Question

$$ {\displaystyle -2u=\frac{4}{3}(3u+6)-2(3+\frac{5}{2}u)}$$

Answer

**step1** Understanding the Problem's Nature

The given problem is an algebraic equation that contains an unknown variable 'u'. Our goal is to determine the specific value of 'u' that makes this equation true. It is important to note that solving equations of this nature, which involve variables on both sides and require distribution and combining like terms, typically extends beyond the foundational arithmetic and number sense topics covered in elementary school (Grades K-5). However, to address the problem presented, we will proceed with the appropriate mathematical operations required to find the solution.

**step2** Simplifying the Right Side: Distribution

To begin, we must simplify the expressions on the right side of the equation by distributing the numbers outside the parentheses to each term inside.
For the first part, $$\frac{4}{3}(3u+6)$$:
Multiply $$\frac{4}{3}$$ by $$3u$$: $$\frac{4}{3} \times 3u = \frac{4 \times 3u}{3} = 4u$$
Multiply $$\frac{4}{3}$$ by $$6$$: $$\frac{4}{3} \times 6 = \frac{24}{3} = 8$$
So, the expression $$\frac{4}{3}(3u+6)$$ simplifies to $$4u + 8$$.
For the second part, $$-2(3+\frac{5}{2}u)$$:
Multiply $$-2$$ by $$3$$: $$-2 \times 3 = -6$$
Multiply $$-2$$ by $$\frac{5}{2}u$$: $$-2 \times \frac{5}{2}u = \frac{-2 \times 5u}{2} = -5u$$
So, the expression $$-2(3+\frac{5}{2}u)$$ simplifies to $$-6 - 5u$$.
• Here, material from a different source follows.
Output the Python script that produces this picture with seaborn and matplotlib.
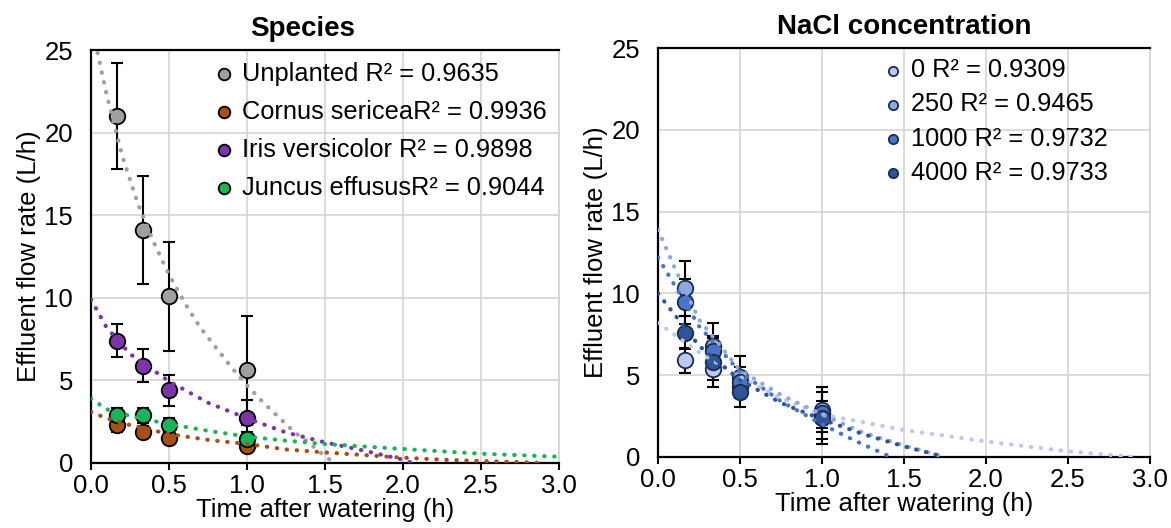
import numpy as np
import pandas as pd
import matplotlib
matplotlib.use("Agg")
import matplotlib.pyplot as plt
import seaborn as sns

# sampling times (h)
times = [0.167, 0.333, 0.5, 1.0]

# ---- Species panel ----
species_labels = ["Unplanted R² = 0.9635", "Cornus sericeaR² = 0.9936",
                  "Iris versicolor R² = 0.9898", "Juncus effususR² = 0.9044"]
species_colors = ["#a0a0a0", "#a5501b", "#7a35a8", "#1cb45a"]

unplanted_mean = [21.0, 14.1, 10.1, 5.6]
unplanted_sd = [3.2, 3.25, 3.3, 3.3]
cornus_mean = [2.3, 1.9, 1.5, 1.05]
cornus_sd = [0.4, 0.35, 0.3, 0.3]
iris_mean = [7.4, 5.9, 4.4, 2.7]
iris_sd = [1.0, 1.0, 0.95, 1.1]
juncus_mean = [2.9, 2.9, 2.3, 1.45]
juncus_sd = [0.45, 0.45, 0.4, 0.4]

# trendlines
unplanted_fit_x = [0.0, 0.05, 0.1, 0.2, 0.3, 0.4, 0.5, 0.6, 0.7, 0.8, 0.9, 1.0, 1.1, 1.2, 1.3, 1.4, 1.5, 1.56]
unplanted_fit_y = [26.6, 24.5, 22.3, 18.6, 15.7, 13.4, 11.4, 9.7, 8.2, 7.0, 5.8, 4.7, 3.7, 2.8, 1.9, 1.2, 0.4, 0.0]
cornus_fit_x = [0.0, 0.1, 0.25, 0.5, 0.75, 1.0, 1.25, 1.5, 1.75, 2.0, 2.25, 2.5, 2.75, 2.9]
cornus_fit_y = [3.1, 2.7, 2.3, 1.75, 1.4, 1.15, 0.82, 0.64, 0.48, 0.32, 0.2, 0.12, 0.05, 0.0]
iris_fit_x = [0.0, 0.1, 0.25, 0.5, 0.75, 1.0, 1.25, 1.5, 1.75, 2.0, 2.06]
iris_fit_y = [9.9, 8.2, 6.6, 4.95, 3.65, 2.7, 1.85, 1.25, 0.75, 0.2, 0.0]
juncus_fit_x = [0.0, 0.1, 0.25, 0.5, 0.75, 1.0, 1.25, 1.5, 2.0, 2.5, 3.0]
juncus_fit_y = [3.9, 3.25, 2.85, 2.35, 1.95, 1.6, 1.35, 1.15, 0.85, 0.56, 0.38]

# ---- NaCl panel ----
nacl_labels = ["0 R² = 0.9309", "250 R² = 0.9465", "1000 R² = 0.9732", "4000 R² = 0.9733"]
nacl_colors = ["#bcc8ec", "#8eaadc", "#4a74c6", "#2f5597"]

nacl0_mean = [5.9, 5.4, 4.3, 2.6]
nacl0_sd = [0.75, 0.7, 0.6, 0.85]
nacl250_mean = [10.3, 6.8, 4.9, 2.9]
nacl250_sd = [1.7, 1.4, 1.3, 1.4]
nacl1000_mean = [9.5, 6.5, 4.6, 2.7]
nacl1000_sd = [1.4, 0.9, 0.9, 1.6]
nacl4000_mean = [7.6, 5.8, 4.0, 2.4]
nacl4000_sd = [1.0, 1.5, 0.95, 1.6]

nacl0_fit_x = [0.0, 0.25, 0.5, 0.75, 1.0, 1.5, 2.0, 2.5, 2.9]
nacl0_fit_y = [8.2, 6.4, 4.9, 3.6, 2.6, 1.65, 0.95, 0.35, 0.0]
nacl250_fit_x = [0.0, 0.1, 0.25, 0.5, 0.75, 1.0, 1.25, 1.5, 1.75]
nacl250_fit_y = [13.9, 11.6, 8.4, 5.3, 3.8, 2.6, 1.5, 0.7, 0.0]
nacl1000_fit_x = [0.0, 0.25, 0.5, 0.75, 1.0, 1.2, 1.42]
nacl1000_fit_y = [12.2, 8.0, 5.2, 3.4, 2.0, 1.0, 0.0]
nacl4000_fit_x = [0.0, 0.25, 0.5, 0.75, 1.0, 1.25, 1.5, 1.75]
nacl4000_fit_y = [10.0, 6.8, 4.7, 3.3, 2.3, 1.4, 0.65, 0.0]

sns.set_theme(style="whitegrid")
plt.rcParams["font.family"] = ["Liberation Sans", "DejaVu Sans"]
plt.rcParams["text.color"] = "black"
plt.rcParams["axes.labelcolor"] = "black"
plt.rcParams["xtick.color"] = "black"
plt.rcParams["ytick.color"] = "black"

DOT = (0, (0.1, 2.3))


def draw_series(ax, means, sds, fit_x, fit_y, color, label, edge="black"):
    sns.lineplot(x=fit_x, y=fit_y, ax=ax, color=color, linestyle=DOT, lw=3.0,
                 dash_capstyle="round", sort=False, estimator=None, zorder=5)
    ax.errorbar(times, means, yerr=sds, fmt="none", ecolor="black",
                elinewidth=1.5, capsize=4, capthick=1.5, zorder=3)
    sns.scatterplot(x=times, y=means, ax=ax, color=color, s=125,
                    edgecolor=edge, linewidth=1.3, zorder=4, label=label)


def style_axes(ax, title, title_x):
    ax.set_xlim(0, 3)
    ax.set_ylim(0, 25)
    ax.set_xticks(np.arange(0, 3.01, 0.5))
    ax.set_xticklabels([f"{v:.1f}" for v in np.arange(0, 3.01, 0.5)])
    ax.set_yticks(range(0, 26, 5))
    ax.grid(True, color="#d4d4d4", lw=1.2)
    for side in ["left", "bottom", "top"]:
        ax.spines[side].set_color("black")
        ax.spines[side].set_linewidth(1.6)
    ax.spines["right"].set_color("#d4d4d4")
    ax.tick_params(axis="x", length=5, width=1.5, color="black", labelsize=18.5, pad=3, bottom=True)
    ax.tick_params(axis="y", length=0, labelsize=18.5, pad=13)
    ax.set_xlabel("Time after watering (h)", fontsize=18.5, labelpad=0)
    ax.set_ylabel("Effluent flow rate (L/h)", fontsize=18.5, labelpad=2)
    ax.set_title(title, fontsize=20, fontweight="bold", x=title_x, pad=10)


fig = plt.figure(figsize=(11.71, 5.28), dpi=100)
ax1 = fig.add_axes([91 / 1171, 1 - 463 / 528, 468 / 1171, 413 / 528])
ax2 = fig.add_axes([658 / 1171, 1 - 457 / 528, 492 / 1171, 409 / 528])

draw_series(ax1, unplanted_mean, unplanted_sd, unplanted_fit_x, unplanted_fit_y, species_colors[0], species_labels[0])
draw_series(ax1, cornus_mean, cornus_sd, cornus_fit_x, cornus_fit_y, species_colors[1], species_labels[1])
draw_series(ax1, iris_mean, iris_sd, iris_fit_x, iris_fit_y, species_colors[2], species_labels[2])
draw_series(ax1, juncus_mean, juncus_sd, juncus_fit_x, juncus_fit_y, species_colors[3], species_labels[3])

navy = "#1b2a52"
draw_series(ax2, nacl0_mean, nacl0_sd, nacl0_fit_x, nacl0_fit_y, nacl_colors[0], nacl_labels[0], navy)
draw_series(ax2, nacl250_mean, nacl250_sd, nacl250_fit_x, nacl250_fit_y, nacl_colors[1], nacl_labels[1], navy)
draw_series(ax2, nacl1000_mean, nacl1000_sd, nacl1000_fit_x, nacl1000_fit_y, nacl_colors[2], nacl_labels[2], navy)
draw_series(ax2, nacl4000_mean, nacl4000_sd, nacl4000_fit_x, nacl4000_fit_y, nacl_colors[3], nacl_labels[3], navy)

style_axes(ax1, "Species", 0.453)
style_axes(ax2, "NaCl concentration", 0.5)

ax1.legend(loc="upper left", bbox_to_anchor=(0.265, 0.972), frameon=False,
           fontsize=18.3, markerscale=0.75, handlelength=0.7, handletextpad=0.35,
           labelspacing=0.55, borderpad=0, borderaxespad=0)
ax2.legend(loc="upper left", bbox_to_anchor=(0.46, 0.975), frameon=False,
           fontsize=18.3, markerscale=0.6, handlelength=0.7, handletextpad=0.35,
           labelspacing=0.4, borderpad=0, borderaxespad=0)

fig.savefig("out.png", dpi=100)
**step3** Rewriting the Equation After Distribution

Now, we substitute these simplified expressions back into the original equation:
$$-2u = (4u + 8) + (-6 - 5u)$$
Removing the parentheses, the equation becomes:
$$-2u = 4u + 8 - 6 - 5u$$

**step4** Simplifying the Right Side: Combining Like Terms

Next, we combine the terms that are alike on the right side of the equation.
Combine the terms with 'u': $$4u - 5u = (4-5)u = -1u = -u$$
Combine the constant numbers: $$8 - 6 = 2$$
Thus, the entire right side of the equation simplifies to $$-u + 2$$.

**step5** Rewriting the Equation After Combining Like Terms

After simplifying the right side, our equation now looks like this:
$$-2u = -u + 2$$

**step6** Isolating the Variable Term

To find the value of 'u', we need to move all terms containing 'u' to one side of the equation. We can do this by adding 'u' to both sides of the equation. This will eliminate '-u' from the right side and combine it with '-2u' on the left side:
$$-2u + u = -u + 2 + u$$
When we perform the addition on both sides, we get:
$$-u = 2$$

**step7** Solving for 'u'

The final step is to solve for 'u'. Currently, we have $$-u$$ equal to $$2$$. To find $$u$$, we need to change the sign of $$-u$$. We can achieve this by multiplying both sides of the equation by $$-1$$:
$$-1 \times (-u) = -1 \times 2$$
Performing the multiplication, we find the value of 'u':
$$u = -2$$
Therefore, the solution to the given equation is $$u = -2$$.